The 12 months ended 30 June were rocky for EEG, following a financially difficult 2021. In October 2022, its future lay in the hands of a creditor after EEG defaulted on convertible notes issues in 2021. These notes had a principal value of $35.0m. In December, EEG then considered abandoning igaming altogether and also confirmed the exit of former CEO Grant Johnson. That same month, it narrowly escaped delisting from the Nasdaq stock exchange.
More exits came in January 2023, with Daniel Mathews resigning from the positions of CFO and COO. Later in the month former CEO Johnson launched a lawsuit against EEG, claiming his dismissal from the company had infringed upon his employment contract.
EEG announced the sale of its Bethard online casino and sportsbook business in February, with the sale totalling at €9.5m. April saw newly-appointed CEO Alex Igelman outline EEG’s B2C expansion and confirm divestment plans and also saw EEG enter an agreement to exchange much of its debt with company stock.

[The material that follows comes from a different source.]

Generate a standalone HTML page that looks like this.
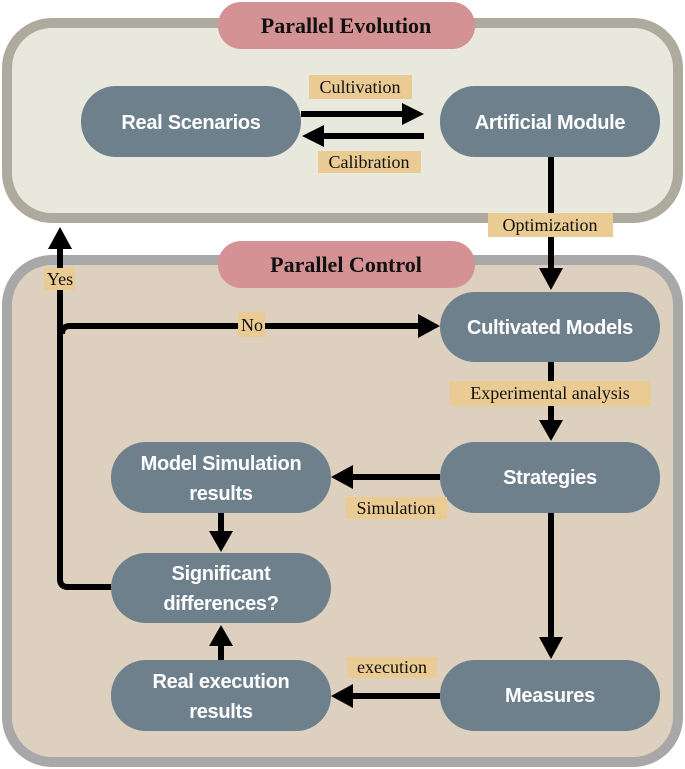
<!DOCTYPE html>
<html><head><meta charset="utf-8"><style>
html,body{margin:0;padding:0;background:#fff;}
svg{display:block;}
.n{font-family:"Liberation Sans",sans-serif;font-weight:bold;font-size:20px;fill:#fff;text-anchor:middle;letter-spacing:-0.3px;}
.l{font-family:"Liberation Serif",serif;font-size:18px;fill:#111;text-anchor:middle;}
.t{font-family:"Liberation Serif",serif;font-weight:bold;font-size:22px;fill:#111;text-anchor:middle;}
</style></head><body>
<svg width="685" height="769" viewBox="0 0 685 769" xmlns="http://www.w3.org/2000/svg">
<rect x="7" y="23" width="671" height="195" rx="45" fill="#e8e8dc" stroke="#aeaa9e" stroke-width="10"/>
<rect x="7" y="260" width="671" height="502" rx="45" fill="#ddd0bf" stroke="#a8a8a8" stroke-width="10"/>
<rect x="218" y="2" width="257" height="47" rx="23" fill="#d49294"/>
<text class="t" x="346" y="33">Parallel Evolution</text>
<rect x="218" y="241" width="257" height="47" rx="23" fill="#d49294"/>
<text class="t" x="346" y="272">Parallel Control</text>
<g fill="#6f808d">
<rect x="81" y="86" width="220" height="71" rx="35"/>
<rect x="440" y="86" width="220" height="71" rx="35"/>
<rect x="440" y="292" width="220" height="70" rx="35"/>
<rect x="440" y="442" width="220" height="71" rx="35"/>
<rect x="111" y="442" width="220" height="71" rx="35"/>
<rect x="111" y="553" width="220" height="70" rx="35"/>
<rect x="111" y="660" width="220" height="71" rx="35"/>
<rect x="440" y="660" width="220" height="71" rx="35"/>
</g>
<text class="n" x="191" y="129">Real Scenarios</text>
<text class="n" x="550" y="129">Artificial Module</text>
<text class="n" x="550" y="334">Cultivated Models</text>
<text class="n" x="550" y="484">Strategies</text>
<text class="n" x="221" y="470">Model Simulation</text>
<text class="n" x="221" y="500">results</text>
<text class="n" x="221" y="580">Significant</text>
<text class="n" x="221" y="610">differences?</text>
<text class="n" x="221" y="688">Real execution</text>
<text class="n" x="221" y="718">results</text>
<text class="n" x="550" y="702">Measures</text>
<g stroke="#000" stroke-width="6" fill="none">
<line x1="301" y1="114" x2="402" y2="114"/>
<line x1="424" y1="136" x2="324" y2="136"/>
<line x1="551" y1="157" x2="551" y2="268"/>
<line x1="551" y1="362" x2="551" y2="420"/>
<line x1="551" y1="513" x2="551" y2="637"/>
<line x1="440" y1="477" x2="353" y2="477"/>
<line x1="440" y1="696" x2="353" y2="696"/>
<line x1="221" y1="513" x2="221" y2="531"/>
<line x1="221" y1="660" x2="221" y2="646"/>
<path d="M111,587 L68,587 Q60,587 60,579 L60,249"/>
<path d="M62,334 Q62,326 70,326 L418,326"/>
</g>
<g fill="#000">
<polygon points="402,103 424,114 402,125"/>
<polygon points="324,125 302,136 324,147"/>
<polygon points="539,268 551,290 563,268"/>
<polygon points="539,420 551,441 563,420"/>
<polygon points="539,637 551,659 563,637"/>
<polygon points="353,465 331,477 353,489"/>
<polygon points="353,684 331,696 353,708"/>
<polygon points="209,531 221,552 233,531"/>
<polygon points="209,646 221,625 233,646"/>
<polygon points="48,249 60,227 72,249"/>
<polygon points="418,314 440,326 418,338"/>
</g>
<g fill="#e9cb93">
<rect x="309" y="75" width="103" height="24"/>
<rect x="318" y="151" width="103" height="22"/>
<rect x="488" y="213" width="125" height="24"/>
<rect x="44" y="268" width="31" height="22"/>
<rect x="238" y="312" width="27" height="25"/>
<rect x="450" y="381" width="201" height="25"/>
<rect x="346" y="497" width="101" height="22"/>
<rect x="347" y="657" width="90" height="21"/>
</g>
<text class="l" x="360" y="93">Cultivation</text>
<text class="l" x="369" y="168">Calibration</text>
<text class="l" x="550" y="231">Optimization</text>
<text class="l" x="60" y="285">Yes</text>
<text class="l" x="252" y="331">No</text>
<text class="l" x="550" y="399">Experimental analysis</text>
<text class="l" x="396" y="514">Simulation</text>
<text class="l" x="392" y="673">execution</text>
</svg>
</body></html>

Total revenue for FY23 totalled $23.0m (£18.9m/€21.8m), compared to $58.4m for 2022. But the cost of revenue declined overall, landing at $8.8m, a fall of 63.6%.
Sales and marketing expenses were minimised the furthest, tumbling 77.0% to $5.9m. General and administrative expenses came to $28.9m for the year, declining by 43.6%. Net loss totalled at $32.2m, a stark contrast from the $102.2m loss recorded in EEG’s 2022 financial year.
Igelman said EEG had undertaken a number of strategic decisions that he hopes will strengthen the company moving forward.
“Over recent months, the company has undertaken a comprehensive examination of our organisation, focusing on the anticipated trajectory of the esports and igaming sectors,” explained Igelman. “Through this process, we conducted a deep dive into our business from top to bottom and pinpointed operations and contracts that weren’t profitable, leading to decisive actions that have set us up for a promising future.
“Although the restructuring came with one-time expenses, we are confident that the long-term advantages will significantly outweigh these costs.”
Ongoing focus on initiatives
He added that EEG expects a $4m reduction in annual operating expenses moving forward and says the company reduced total liabilities by an estimated $51.8m since January this year.
Igelman continued by explaining EEG’s “recent focus” – developing initiatives related to its esports and igaming offerings.
“Overall, we believe the company-wide initiatives we have undertaken this year will place us in a stronger financial position and at the forefront of the rapidly growing esports wagering market which is poised to grow significantly by 2025,” Igelman continued.
“As a result, I could not be more excited by the outlook for our business.”